> [INPUT ROWS]:
........
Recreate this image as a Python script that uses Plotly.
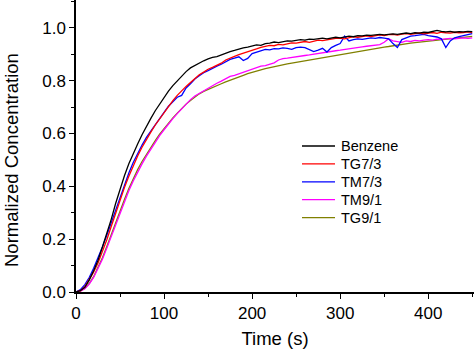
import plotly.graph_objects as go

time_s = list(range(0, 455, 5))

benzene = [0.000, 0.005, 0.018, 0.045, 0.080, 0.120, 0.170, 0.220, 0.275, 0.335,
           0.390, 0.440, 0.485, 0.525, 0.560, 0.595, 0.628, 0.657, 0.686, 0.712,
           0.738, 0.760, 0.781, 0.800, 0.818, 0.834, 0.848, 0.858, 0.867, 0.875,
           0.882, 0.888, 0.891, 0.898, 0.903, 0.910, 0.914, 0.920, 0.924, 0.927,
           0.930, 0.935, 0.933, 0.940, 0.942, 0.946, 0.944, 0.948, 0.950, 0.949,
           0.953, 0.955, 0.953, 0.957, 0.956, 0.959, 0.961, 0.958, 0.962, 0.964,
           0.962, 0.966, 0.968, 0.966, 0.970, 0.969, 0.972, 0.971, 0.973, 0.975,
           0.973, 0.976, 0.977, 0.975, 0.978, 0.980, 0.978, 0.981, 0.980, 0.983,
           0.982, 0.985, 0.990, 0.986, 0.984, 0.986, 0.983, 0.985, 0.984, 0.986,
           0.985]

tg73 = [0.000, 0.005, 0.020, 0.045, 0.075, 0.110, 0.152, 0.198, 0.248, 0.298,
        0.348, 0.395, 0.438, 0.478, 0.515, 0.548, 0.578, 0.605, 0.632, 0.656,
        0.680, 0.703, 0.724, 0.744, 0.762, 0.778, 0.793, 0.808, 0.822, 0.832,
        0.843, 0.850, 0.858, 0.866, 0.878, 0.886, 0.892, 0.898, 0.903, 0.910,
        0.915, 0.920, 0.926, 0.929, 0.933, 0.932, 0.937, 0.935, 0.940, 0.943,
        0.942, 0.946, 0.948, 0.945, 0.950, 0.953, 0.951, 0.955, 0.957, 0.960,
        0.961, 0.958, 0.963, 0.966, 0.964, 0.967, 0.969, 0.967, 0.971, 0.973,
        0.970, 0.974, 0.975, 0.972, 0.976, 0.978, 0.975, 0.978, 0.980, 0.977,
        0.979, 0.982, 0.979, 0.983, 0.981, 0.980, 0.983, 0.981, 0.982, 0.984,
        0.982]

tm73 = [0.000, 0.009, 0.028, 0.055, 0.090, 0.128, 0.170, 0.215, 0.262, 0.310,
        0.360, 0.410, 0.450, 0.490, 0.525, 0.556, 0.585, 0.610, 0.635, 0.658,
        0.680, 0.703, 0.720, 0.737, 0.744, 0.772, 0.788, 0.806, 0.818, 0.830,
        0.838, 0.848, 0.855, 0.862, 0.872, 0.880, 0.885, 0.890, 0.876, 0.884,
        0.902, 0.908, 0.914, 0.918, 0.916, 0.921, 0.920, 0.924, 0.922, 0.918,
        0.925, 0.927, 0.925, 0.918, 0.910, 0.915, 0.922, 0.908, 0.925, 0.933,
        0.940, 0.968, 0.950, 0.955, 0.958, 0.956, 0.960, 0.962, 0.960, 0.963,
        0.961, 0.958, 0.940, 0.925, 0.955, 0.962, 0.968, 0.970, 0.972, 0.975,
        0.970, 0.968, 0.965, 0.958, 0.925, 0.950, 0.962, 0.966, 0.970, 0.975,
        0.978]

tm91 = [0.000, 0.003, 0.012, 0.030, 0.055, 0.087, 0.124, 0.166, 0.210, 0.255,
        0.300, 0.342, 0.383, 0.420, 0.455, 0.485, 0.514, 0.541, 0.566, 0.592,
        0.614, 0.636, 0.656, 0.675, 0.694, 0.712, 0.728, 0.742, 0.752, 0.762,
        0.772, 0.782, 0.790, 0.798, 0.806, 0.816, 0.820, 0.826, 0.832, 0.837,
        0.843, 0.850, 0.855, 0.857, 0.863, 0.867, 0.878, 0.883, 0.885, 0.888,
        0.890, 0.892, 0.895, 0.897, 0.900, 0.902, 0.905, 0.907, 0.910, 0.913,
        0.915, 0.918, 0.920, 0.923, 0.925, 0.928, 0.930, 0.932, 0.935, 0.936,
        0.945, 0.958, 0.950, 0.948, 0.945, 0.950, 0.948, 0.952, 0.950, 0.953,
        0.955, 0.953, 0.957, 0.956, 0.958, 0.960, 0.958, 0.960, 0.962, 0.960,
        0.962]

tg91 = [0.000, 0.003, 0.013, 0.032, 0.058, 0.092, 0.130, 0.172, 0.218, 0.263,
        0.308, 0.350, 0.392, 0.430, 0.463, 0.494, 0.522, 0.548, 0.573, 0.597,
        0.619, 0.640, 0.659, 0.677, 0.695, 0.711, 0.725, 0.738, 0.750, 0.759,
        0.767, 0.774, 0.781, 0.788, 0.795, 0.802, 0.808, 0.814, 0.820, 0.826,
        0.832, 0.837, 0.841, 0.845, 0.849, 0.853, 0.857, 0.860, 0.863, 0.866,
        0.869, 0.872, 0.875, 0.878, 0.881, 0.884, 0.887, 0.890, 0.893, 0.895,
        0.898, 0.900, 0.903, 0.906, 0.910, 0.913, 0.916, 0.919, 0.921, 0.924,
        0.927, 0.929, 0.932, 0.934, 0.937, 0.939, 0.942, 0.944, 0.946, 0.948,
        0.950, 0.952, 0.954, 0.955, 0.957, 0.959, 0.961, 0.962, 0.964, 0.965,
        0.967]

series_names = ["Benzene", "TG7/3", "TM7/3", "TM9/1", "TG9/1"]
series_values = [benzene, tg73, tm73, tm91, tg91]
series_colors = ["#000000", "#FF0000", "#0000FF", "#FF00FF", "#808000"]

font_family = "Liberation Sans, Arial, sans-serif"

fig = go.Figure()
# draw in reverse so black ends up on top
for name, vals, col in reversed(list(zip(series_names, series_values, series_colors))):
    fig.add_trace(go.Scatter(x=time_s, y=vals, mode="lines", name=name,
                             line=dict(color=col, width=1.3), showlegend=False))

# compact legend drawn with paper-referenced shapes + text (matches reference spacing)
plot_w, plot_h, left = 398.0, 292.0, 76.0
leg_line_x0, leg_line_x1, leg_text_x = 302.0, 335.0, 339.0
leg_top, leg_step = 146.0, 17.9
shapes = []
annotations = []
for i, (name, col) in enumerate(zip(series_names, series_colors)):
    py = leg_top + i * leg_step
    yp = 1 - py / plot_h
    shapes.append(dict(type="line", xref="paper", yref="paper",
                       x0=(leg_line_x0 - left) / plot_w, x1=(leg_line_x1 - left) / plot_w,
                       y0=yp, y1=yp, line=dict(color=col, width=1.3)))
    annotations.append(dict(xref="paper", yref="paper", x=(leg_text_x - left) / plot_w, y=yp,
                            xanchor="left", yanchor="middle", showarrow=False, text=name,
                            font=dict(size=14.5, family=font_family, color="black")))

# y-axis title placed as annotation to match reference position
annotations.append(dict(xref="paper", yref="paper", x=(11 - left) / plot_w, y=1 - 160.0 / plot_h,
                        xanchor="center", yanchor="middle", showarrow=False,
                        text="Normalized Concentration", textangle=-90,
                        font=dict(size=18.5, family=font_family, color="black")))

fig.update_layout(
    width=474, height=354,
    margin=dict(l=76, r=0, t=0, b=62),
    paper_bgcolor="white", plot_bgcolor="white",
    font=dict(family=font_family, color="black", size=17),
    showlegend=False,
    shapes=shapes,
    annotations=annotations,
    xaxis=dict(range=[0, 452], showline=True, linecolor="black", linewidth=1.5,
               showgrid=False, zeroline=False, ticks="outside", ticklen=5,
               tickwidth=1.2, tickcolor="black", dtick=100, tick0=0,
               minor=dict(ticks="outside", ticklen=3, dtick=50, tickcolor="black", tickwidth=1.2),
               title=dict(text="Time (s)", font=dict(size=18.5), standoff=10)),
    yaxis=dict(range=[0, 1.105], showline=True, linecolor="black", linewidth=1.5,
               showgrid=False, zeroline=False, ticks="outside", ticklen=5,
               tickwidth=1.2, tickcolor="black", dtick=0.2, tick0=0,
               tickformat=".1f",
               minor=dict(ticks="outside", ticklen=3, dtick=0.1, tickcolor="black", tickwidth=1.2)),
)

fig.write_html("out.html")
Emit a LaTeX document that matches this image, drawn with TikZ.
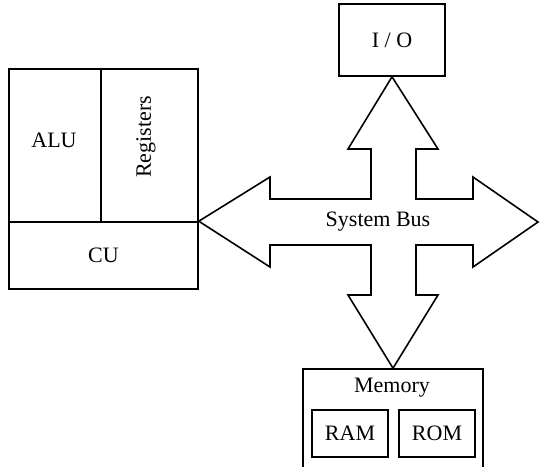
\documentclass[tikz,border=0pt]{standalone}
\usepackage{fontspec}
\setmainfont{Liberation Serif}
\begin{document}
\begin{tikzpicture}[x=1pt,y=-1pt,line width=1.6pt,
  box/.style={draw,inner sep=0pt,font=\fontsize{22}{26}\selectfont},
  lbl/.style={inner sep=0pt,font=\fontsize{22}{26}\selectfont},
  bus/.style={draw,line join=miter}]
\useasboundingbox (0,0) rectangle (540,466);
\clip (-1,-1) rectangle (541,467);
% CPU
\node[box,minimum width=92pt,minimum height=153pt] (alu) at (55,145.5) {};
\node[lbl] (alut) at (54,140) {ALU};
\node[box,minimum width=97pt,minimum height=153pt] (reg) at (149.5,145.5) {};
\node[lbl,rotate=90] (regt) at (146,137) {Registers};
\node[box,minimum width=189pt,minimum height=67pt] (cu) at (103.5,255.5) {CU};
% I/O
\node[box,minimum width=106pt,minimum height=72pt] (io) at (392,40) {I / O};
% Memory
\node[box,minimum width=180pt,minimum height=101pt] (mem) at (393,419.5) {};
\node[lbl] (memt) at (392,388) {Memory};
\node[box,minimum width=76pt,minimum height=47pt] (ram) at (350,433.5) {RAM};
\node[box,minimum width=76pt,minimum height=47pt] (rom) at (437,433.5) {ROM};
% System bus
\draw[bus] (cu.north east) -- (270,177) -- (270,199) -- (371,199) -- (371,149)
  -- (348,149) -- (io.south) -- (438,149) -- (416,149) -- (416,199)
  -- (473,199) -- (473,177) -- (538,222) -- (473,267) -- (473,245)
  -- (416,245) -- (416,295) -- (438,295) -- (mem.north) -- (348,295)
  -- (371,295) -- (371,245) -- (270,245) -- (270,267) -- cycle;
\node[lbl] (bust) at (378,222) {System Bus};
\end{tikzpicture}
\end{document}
........
From the first line above down to the line with "time_s = list(range(0, 455, 5))", reproduce every line and no others, omitting pictures.

> [TASK RESULT]:
Recreate this image as a Python script that uses Plotly.
import plotly.graph_objects as go

time_s = list(range(0, 455, 5))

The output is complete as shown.